Introduction to machine learning#

This tutorial introduces how to use scikit-learn to craft predictive models using machine learning.

Static version of the course#

You can preview the course as a JupyterBook. The table of contents is available below. If you want to execute the notebooks yourself, refer to the next section.

Table of contents#

Hyperparameter tuning

Predicting with uncertainty

Data challenge problem

Executable version of the course#

The following dependencies are required for the course:

  • jupyterlab

  • jupytext

  • notebook

  • numpy

  • scipy

  • scikit-learn

  • skrub

  • pandas

  • pyarrow

  • matplotlib

  • seaborn

We offer several ways to run the course locally.

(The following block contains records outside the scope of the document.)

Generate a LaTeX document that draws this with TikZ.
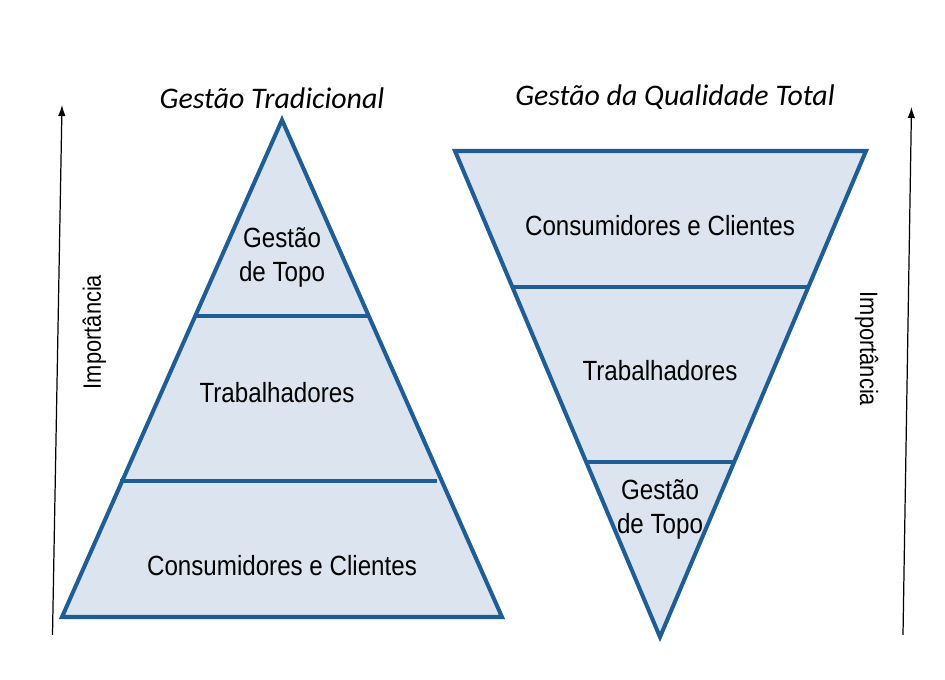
\documentclass[tikz,border=0pt]{standalone}
\usepackage{fontspec}
\setmainfont{Liberation Sans}
\newfontfamily\titlefont{Carlito}
\usepackage{tikz}
\usetikzlibrary{arrows.meta}

\definecolor{layerfill}{RGB}{220,228,240}
\definecolor{layerline}{RGB}{31,93,150}

% texto ligeiramente estreito, como no original
\newcommand{\narrowtext}[1]{\scalebox{0.87}[1]{\begin{tabular}{@{}c@{}}#1\end{tabular}}}

\tikzset{
    layer/.style={fill=layerfill, draw=layerline, line width=2.3pt, line join=miter},
    divider/.style={draw=layerline, line width=2.3pt},
    label/.style={font=\fontsize{15.8}{19.3}\selectfont, inner sep=0pt, text=black},
    heading/.style={font=\titlefont\itshape\fontsize{17}{20}\selectfont},
    axis/.style={-{Latex[length=2.2mm, width=1.5mm]}, line width=0.7pt}
}

\begin{document}
\begin{tikzpicture}
        \useasboundingbox (0, 0) rectangle (18.9, 13.6);

        % eixos de importancia
        \coordinate (la0) at (1.05, 0.9);
        \coordinate (la1) at (1.24, 11.5);
        \coordinate (ra0) at (18.06, 0.9);
        \coordinate (ra1) at (18.23, 11.46);
        \draw[axis] (la0) -- (la1);
        \draw[axis] (ra0) -- (ra1);
        \node[label, rotate=90, font=\fontsize{14.3}{17}\selectfont] (impl) at (1.9, 6.96) {\narrowtext{Importância}};
        \node[label, rotate=-90, font=\fontsize{14.3}{17}\selectfont] (impr) at (17.32, 6.62) {\narrowtext{Importância}};

        % piramide tradicional
        \coordinate (ltop) at (5.64, 11.2);
        \coordinate (lbl) at (1.24, 1.26);
        \coordinate (lbr) at (10.04, 1.26);
        \filldraw[layer] (ltop) -- (lbr) -- (lbl) -- cycle;
        \coordinate (l1a) at (3.9, 7.28);
        \coordinate (l1b) at (7.38, 7.28);
        \coordinate (l2a) at (2.4, 3.98);
        \coordinate (l2b) at (8.74, 3.98);
        \draw[divider] (l1a) -- (l1b);
        \draw[divider] (l2a) -- (l2b);
        \node[heading] (tradicional) at (5.44, 11.64) {Gestão Tradicional};
        \node[label] (ltopo) at (5.64, 8.44) {\narrowtext{Gestão\\de Topo}};
        \node[label] (ltrab) at (5.54, 5.68) {\narrowtext{Trabalhadores}};
        \node[label] (lcons) at (5.64, 2.22) {\narrowtext{Consumidores e Clientes}};

        % piramide invertida
        \coordinate (rtl) at (9.1, 10.58);
        \coordinate (rtr) at (17.32, 10.58);
        \coordinate (rbot) at (13.2, 0.86);
        \filldraw[layer] (rtl) -- (rtr) -- (rbot) -- cycle;
        \coordinate (r1a) at (10.26, 7.86);
        \coordinate (r1b) at (16.16, 7.86);
        \coordinate (r2a) at (11.74, 4.36);
        \coordinate (r2b) at (14.7, 4.36);
        \draw[divider] (r1a) -- (r1b);
        \draw[divider] (r2a) -- (r2b);
        \node[heading] (qualidade) at (13.5, 11.66) {Gestão da Qualidade Total};
        \node[label] (rcons) at (13.2, 9.02) {\narrowtext{Consumidores e Clientes}};
        \node[label] (rtrab) at (13.2, 6.12) {\narrowtext{Trabalhadores}};
        \node[label] (rtopo) at (13.2, 3.4) {\narrowtext{Gestão\\de Topo}};
    \end{tikzpicture}
\end{document}
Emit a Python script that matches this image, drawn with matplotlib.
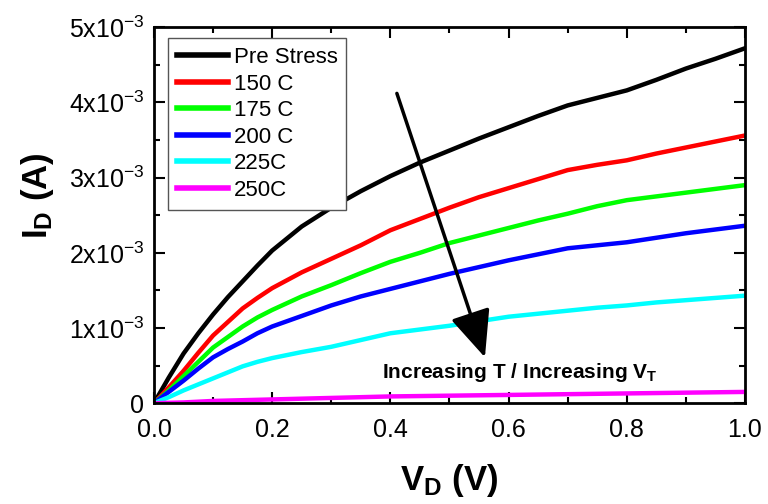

Depending on your favorite package manager, you can use one of the following options:

  • JupyterLite: if you want to avoid installing anything on your computer.

  • pixi: if you want the latest cutting-edge technology.

  • conda: if you want to stick to a more traditional approach.

  • pip: if you want to use the standard Python package manager.

Use JupyterLite#

JupyterLite is JupyterLab distribution running in the browser. It uses the Pyodide kernel. In short, you can click on the badge below to start the course in your browser. The lecture notes are located in content/notebooks.

Launch JupyterLite

Here, we describe the pros and cons of this approach.

Pros:

  • No installation required

  • Fast to start

  • No need to configure Python environment

Cons:

  • The execution of the first cell is always slow because it requires to potentially download the package and intialize the kernel.

  • You will witness that we need to call %pip install to install a couple of packages in addition of the import statements in the notebook.

  • We need to use pyodide-http to load some datasets when fetching from the internet.

  • We need to make some defensive import when those are optional dependencies of some libraries, e.g. importing matplotlib when using pandas plot.

Use pixi, conda or pip#

Prerequisites#

First clone the repository:

git clone https://github.com/glemaitre/traces-sklearn.git

Alternatively, download an archive at the following link.

Install the package manager#

For pixi, refer to the official website for installation.

For conda, download and install the latest version of miniforge from the official website.

For pip, it is already installed if you have Python.

Install the dependencies#

For pixi, you don’t need to do anything. It will be automatically installed in the next step.

For conda, you can install the dependencies using the environment.yml file:

conda env create --file environment.yml

For pip, you can install the dependencies using the requirements.txt file:

pip install -r requirements.txt

Launching Jupyter Lab#

To launch Jupyter Lab, run the following command:

pixi run jupyter lab

The Python environment and necessary packages will be automatically installed for you.

For conda, you need to activate the environment:

conda activate traces-sklearn

Then, for conda and pip, you can launch Jupyter Lab with:

jupyter lab

Opening lecture notes#

The lecture notes are available in the python_files directory. To open the Python file as notebook, you need to right click on the file and select Open with -> Notebook. This is using jupytext to interpret those files as notebooks.

Alternatively, you convert those files into notebooks.

With pixi, you can run:

pixi run -e docs convert-to-notebooks

With conda and pip, you can run the jupytext command:

jupytext --to notebook ./content/python_files/*.py
mkdir -p ./content/notebooks
mv ./content/python_files/*.ipynb ./content/notebooks